▽

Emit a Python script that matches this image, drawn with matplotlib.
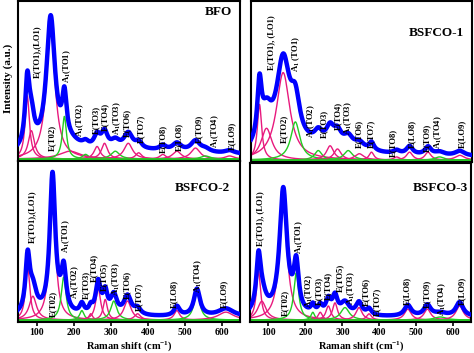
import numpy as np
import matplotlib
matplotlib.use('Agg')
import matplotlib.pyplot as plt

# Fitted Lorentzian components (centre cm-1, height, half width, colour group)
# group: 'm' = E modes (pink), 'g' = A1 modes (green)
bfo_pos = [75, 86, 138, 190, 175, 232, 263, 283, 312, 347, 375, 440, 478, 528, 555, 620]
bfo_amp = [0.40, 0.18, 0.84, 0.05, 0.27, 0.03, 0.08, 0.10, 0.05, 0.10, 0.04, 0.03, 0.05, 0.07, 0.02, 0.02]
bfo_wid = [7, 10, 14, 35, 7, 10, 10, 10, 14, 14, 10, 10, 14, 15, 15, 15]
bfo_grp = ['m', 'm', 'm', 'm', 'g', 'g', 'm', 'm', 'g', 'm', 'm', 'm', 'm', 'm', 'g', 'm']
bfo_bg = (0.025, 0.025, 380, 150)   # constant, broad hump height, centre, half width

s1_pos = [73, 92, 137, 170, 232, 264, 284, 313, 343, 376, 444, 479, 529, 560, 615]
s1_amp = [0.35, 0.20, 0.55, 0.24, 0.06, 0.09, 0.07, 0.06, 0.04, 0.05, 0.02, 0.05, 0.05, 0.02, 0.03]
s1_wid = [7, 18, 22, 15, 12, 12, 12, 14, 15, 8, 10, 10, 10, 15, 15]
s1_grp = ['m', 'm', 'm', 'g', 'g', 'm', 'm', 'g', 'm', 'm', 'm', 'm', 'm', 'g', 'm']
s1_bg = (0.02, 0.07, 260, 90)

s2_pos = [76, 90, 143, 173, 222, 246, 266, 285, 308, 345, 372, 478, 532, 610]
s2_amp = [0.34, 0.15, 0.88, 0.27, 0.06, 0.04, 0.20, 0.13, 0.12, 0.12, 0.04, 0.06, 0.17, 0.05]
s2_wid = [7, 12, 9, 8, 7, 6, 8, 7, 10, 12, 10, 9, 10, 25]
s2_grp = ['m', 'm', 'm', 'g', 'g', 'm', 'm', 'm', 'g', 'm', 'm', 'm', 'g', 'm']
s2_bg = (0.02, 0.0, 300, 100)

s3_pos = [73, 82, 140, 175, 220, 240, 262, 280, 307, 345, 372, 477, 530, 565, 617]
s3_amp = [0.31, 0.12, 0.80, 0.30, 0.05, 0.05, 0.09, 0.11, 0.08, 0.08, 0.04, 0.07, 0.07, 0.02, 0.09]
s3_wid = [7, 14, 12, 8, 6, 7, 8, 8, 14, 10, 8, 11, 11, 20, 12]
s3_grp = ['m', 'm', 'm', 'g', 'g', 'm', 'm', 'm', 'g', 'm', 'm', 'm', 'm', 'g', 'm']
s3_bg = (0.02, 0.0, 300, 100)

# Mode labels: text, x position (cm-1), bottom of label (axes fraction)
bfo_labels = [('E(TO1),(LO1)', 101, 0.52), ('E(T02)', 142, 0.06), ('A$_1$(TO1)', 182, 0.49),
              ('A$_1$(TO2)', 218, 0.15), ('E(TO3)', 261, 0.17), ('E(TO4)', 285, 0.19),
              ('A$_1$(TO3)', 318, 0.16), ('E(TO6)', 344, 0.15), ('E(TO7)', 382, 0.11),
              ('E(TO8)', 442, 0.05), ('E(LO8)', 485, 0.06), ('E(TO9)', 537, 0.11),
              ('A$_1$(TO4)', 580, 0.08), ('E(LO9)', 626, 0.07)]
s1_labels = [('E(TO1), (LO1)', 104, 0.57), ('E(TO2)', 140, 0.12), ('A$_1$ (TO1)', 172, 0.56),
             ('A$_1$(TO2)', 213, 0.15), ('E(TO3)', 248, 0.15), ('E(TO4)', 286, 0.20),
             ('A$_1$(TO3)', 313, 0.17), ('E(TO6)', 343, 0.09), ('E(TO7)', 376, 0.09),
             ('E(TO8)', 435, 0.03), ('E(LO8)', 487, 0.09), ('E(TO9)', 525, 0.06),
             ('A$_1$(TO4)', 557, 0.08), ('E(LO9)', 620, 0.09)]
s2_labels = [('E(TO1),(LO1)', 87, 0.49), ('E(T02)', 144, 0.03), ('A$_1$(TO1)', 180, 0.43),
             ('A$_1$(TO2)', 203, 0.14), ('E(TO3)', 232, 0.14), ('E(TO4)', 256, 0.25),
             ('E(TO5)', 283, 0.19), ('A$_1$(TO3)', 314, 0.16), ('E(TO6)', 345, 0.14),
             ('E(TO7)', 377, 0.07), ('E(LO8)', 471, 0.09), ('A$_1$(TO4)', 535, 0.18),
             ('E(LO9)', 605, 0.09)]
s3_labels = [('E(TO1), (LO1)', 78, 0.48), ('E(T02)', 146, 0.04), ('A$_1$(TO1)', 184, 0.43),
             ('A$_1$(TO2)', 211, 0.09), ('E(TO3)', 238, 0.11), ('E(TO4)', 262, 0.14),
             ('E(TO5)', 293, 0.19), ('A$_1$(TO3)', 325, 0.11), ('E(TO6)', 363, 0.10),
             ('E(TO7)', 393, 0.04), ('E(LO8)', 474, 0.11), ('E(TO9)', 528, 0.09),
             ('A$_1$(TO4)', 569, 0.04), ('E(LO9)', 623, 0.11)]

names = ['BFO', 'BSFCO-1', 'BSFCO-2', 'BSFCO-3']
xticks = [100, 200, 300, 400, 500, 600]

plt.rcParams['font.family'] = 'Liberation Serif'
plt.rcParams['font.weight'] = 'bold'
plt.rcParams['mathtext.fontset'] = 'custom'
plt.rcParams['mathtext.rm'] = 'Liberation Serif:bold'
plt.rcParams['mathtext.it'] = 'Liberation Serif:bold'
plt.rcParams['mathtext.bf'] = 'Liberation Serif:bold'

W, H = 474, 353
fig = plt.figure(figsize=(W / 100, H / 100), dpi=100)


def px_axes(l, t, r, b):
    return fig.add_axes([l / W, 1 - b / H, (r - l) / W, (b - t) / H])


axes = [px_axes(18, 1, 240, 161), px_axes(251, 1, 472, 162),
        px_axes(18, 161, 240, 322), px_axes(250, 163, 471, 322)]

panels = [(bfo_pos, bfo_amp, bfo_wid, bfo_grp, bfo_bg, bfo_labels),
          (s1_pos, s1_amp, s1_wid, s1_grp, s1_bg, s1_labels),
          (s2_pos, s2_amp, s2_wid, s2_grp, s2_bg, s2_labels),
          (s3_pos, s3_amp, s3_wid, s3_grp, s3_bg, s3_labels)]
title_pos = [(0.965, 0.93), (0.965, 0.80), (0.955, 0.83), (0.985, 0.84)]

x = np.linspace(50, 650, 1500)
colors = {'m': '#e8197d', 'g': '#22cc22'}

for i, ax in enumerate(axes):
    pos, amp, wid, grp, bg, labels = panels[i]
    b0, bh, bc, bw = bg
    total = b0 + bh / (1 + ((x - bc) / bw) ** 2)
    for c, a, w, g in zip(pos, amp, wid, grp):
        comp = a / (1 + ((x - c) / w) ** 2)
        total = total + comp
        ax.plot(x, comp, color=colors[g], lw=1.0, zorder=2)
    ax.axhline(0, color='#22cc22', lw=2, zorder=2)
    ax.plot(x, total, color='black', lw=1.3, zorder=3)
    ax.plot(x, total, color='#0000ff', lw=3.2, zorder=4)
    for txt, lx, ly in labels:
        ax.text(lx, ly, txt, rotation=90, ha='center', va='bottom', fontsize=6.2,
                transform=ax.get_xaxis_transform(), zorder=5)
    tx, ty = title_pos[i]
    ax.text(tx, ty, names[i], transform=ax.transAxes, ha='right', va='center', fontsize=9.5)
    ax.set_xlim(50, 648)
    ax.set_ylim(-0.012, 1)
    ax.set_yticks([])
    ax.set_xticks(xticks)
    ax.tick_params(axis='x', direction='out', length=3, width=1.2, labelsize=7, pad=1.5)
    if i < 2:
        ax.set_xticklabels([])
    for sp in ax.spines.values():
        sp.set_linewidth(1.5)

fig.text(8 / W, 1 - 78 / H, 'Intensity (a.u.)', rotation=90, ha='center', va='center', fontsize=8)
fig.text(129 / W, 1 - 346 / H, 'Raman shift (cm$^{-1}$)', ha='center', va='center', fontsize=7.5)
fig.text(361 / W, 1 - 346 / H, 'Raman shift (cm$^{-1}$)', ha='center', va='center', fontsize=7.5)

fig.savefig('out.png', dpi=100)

△

From the first line above down to the line with "s2_bg = (0.02, 0.0, 300, 100)", reproduce every line and no others, omitting pictures.

Emit a Python script that matches this image, drawn with matplotlib.
import numpy as np
import matplotlib
matplotlib.use('Agg')
import matplotlib.pyplot as plt

# Fitted Lorentzian components (centre cm-1, height, half width, colour group)
# group: 'm' = E modes (pink), 'g' = A1 modes (green)
bfo_pos = [75, 86, 138, 190, 175, 232, 263, 283, 312, 347, 375, 440, 478, 528, 555, 620]
bfo_amp = [0.40, 0.18, 0.84, 0.05, 0.27, 0.03, 0.08, 0.10, 0.05, 0.10, 0.04, 0.03, 0.05, 0.07, 0.02, 0.02]
bfo_wid = [7, 10, 14, 35, 7, 10, 10, 10, 14, 14, 10, 10, 14, 15, 15, 15]
bfo_grp = ['m', 'm', 'm', 'm', 'g', 'g', 'm', 'm', 'g', 'm', 'm', 'm', 'm', 'm', 'g', 'm']
bfo_bg = (0.025, 0.025, 380, 150)   # constant, broad hump height, centre, half width

s1_pos = [73, 92, 137, 170, 232, 264, 284, 313, 343, 376, 444, 479, 529, 560, 615]
s1_amp = [0.35, 0.20, 0.55, 0.24, 0.06, 0.09, 0.07, 0.06, 0.04, 0.05, 0.02, 0.05, 0.05, 0.02, 0.03]
s1_wid = [7, 18, 22, 15, 12, 12, 12, 14, 15, 8, 10, 10, 10, 15, 15]
s1_grp = ['m', 'm', 'm', 'g', 'g', 'm', 'm', 'g', 'm', 'm', 'm', 'm', 'm', 'g', 'm']
s1_bg = (0.02, 0.07, 260, 90)

s2_pos = [76, 90, 143, 173, 222, 246, 266, 285, 308, 345, 372, 478, 532, 610]
s2_amp = [0.34, 0.15, 0.88, 0.27, 0.06, 0.04, 0.20, 0.13, 0.12, 0.12, 0.04, 0.06, 0.17, 0.05]
s2_wid = [7, 12, 9, 8, 7, 6, 8, 7, 10, 12, 10, 9, 10, 25]
s2_grp = ['m', 'm', 'm', 'g', 'g', 'm', 'm', 'm', 'g', 'm', 'm', 'm', 'g', 'm']
s2_bg = (0.02, 0.0, 300, 100)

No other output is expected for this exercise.